What I’m Building, What I’ve Shelved

An honest look at the early experiments shaping Mosaic—the ones I’m carrying forward, the ones I’ve paused, and the ones still to come.

Building an independent practice means running a lot of experiments—some move forward, others get set aside, and a few point to what’s next.

What I’m Building

  • CRM + CMS hubs in Notion → Systems to track my own work that can eventually scale into digital products for a broader audience.
  • A tokenized design system in Figma → A lightweight foundation for faster prototyping today, and a stepping stone toward a custom site I’ll build with a development partner in the future.
  • Knowledge on emerging topics → AI is top of mind right now. I’m learning from every angle—design practice, consumer use, and even policy implications. I’m experimenting heavily in my own workflow and sitting with what actually works, so I can pass those learnings on to clients and other designers.

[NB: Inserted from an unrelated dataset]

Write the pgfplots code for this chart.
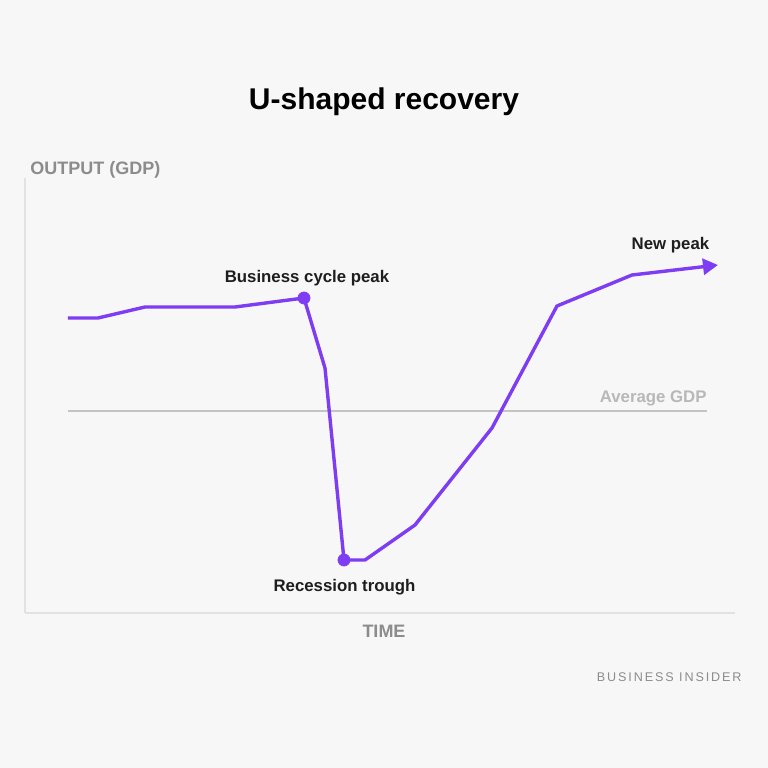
\documentclass[border=0pt]{standalone}
\usepackage{pgfplots}
\pgfplotsset{compat=1.18}
\usetikzlibrary{arrows.meta}
\usepackage{fontspec}
\setmainfont{Liberation Sans}
\newfontfamily\spaced[LetterSpace=15]{Liberation Sans}
\definecolor{bg}{HTML}{F7F7F7}
\definecolor{purp}{HTML}{7E3DF2}
\definecolor{axgray}{HTML}{E2E2E2}
\definecolor{lblgray}{HTML}{8C8C8C}
\definecolor{avggray}{HTML}{B8B8B8}
\definecolor{avgline}{HTML}{C4C4C4}
\definecolor{txt}{HTML}{1E1E1E}
\begin{document}
\begin{tikzpicture}[x=1pt,y=1pt]
\fill[bg] (0,0) rectangle (384,384);
\begin{axis}[
  at={(12.5pt,77.5pt)}, anchor=south west,
  scale only axis, width=355pt, height=217.5pt,
  xmin=0, xmax=710, ymin=0, ymax=435,
  axis lines*=left, ticks=none, clip=false,
  axis line style={axgray, line width=1pt},
]
\addplot[avgline, line width=0.6pt] coordinates {(43,202) (682,202)};
\addplot[purp, line width=1.7pt, line join=round,
  -{Triangle[length=7.5pt,width=8pt]}] coordinates {
  (43,295) (73,295) (120,306) (210,306) (279,315) (300,245)
  (319,53) (340,53) (390,88) (467,185) (532,307) (607,338) (693,348)};
\addplot[only marks, mark=*, mark size=3pt, purp] coordinates {(279,315) (319,53)};
\node[anchor=base, font=\bfseries\fontsize{8.4}{10}\selectfont, text=txt] at (axis cs:282,331) {Business cycle peak};
\node[anchor=base, font=\bfseries\fontsize{8.4}{10}\selectfont, text=txt] at (axis cs:319.5,22) {Recession trough};
\node[anchor=base, font=\bfseries\fontsize{8.4}{10}\selectfont, text=txt] at (axis cs:645.5,364) {New peak};
\node[anchor=base east, inner sep=0pt, font=\bfseries\fontsize{8.4}{10}\selectfont, text=avggray] at (axis cs:682,211) {Average GDP};
\end{axis}
\node[anchor=base, font=\bfseries\fontsize{15}{18}\selectfont, text=black] at (192,329) {U-shaped recovery};
\node[anchor=base west, inner sep=0pt, font=\bfseries\fontsize{9}{11}\selectfont, text=lblgray] at (15,296.5) {OUTPUT (GDP)};
\node[anchor=base, font=\bfseries\fontsize{9}{11}\selectfont, text=lblgray] at (192,65) {TIME};
\node[anchor=base east, inner sep=0pt, font=\spaced\fontsize{6.3}{8}\selectfont, text=lblgray] at (371,43) {BUSINESS INSIDER};
\end{tikzpicture}
\end{document}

What I’ve Shelved (for now)

  • TikTok experiments → Fun to test, but a big time-suck and not how I want to connect with my audience. (Did I get an adorable video of me and my cat with a faint nod to UX out of it? Yes.)
  • Audio-visual content → Still a dream of mine, but the learning curve is steep and the time commitment too high right now.
  • Big branding explorations → I spent weeks tinkering with a logo before cutting my losses and moving on. The wordmark works for now until I can team up with a local creative partner.

What’s Now & Next

  • Client work first → Client projects come first on my calendar—that’s where I put my freshest energy.
  • Writing second → Writing follows close behind. I keep set days for it so I can stay in the right headspace without splitting focus.
  • Future experiments → I’m exploring long-form, interactive essays (“scrollytelling”)—a way to sit longer with complex topics, bring out what’s often missed, and connect the dots across patterns.

I’ll keep sharing what sticks (and what doesn’t) in case it helps anyone else sorting through their own experiments.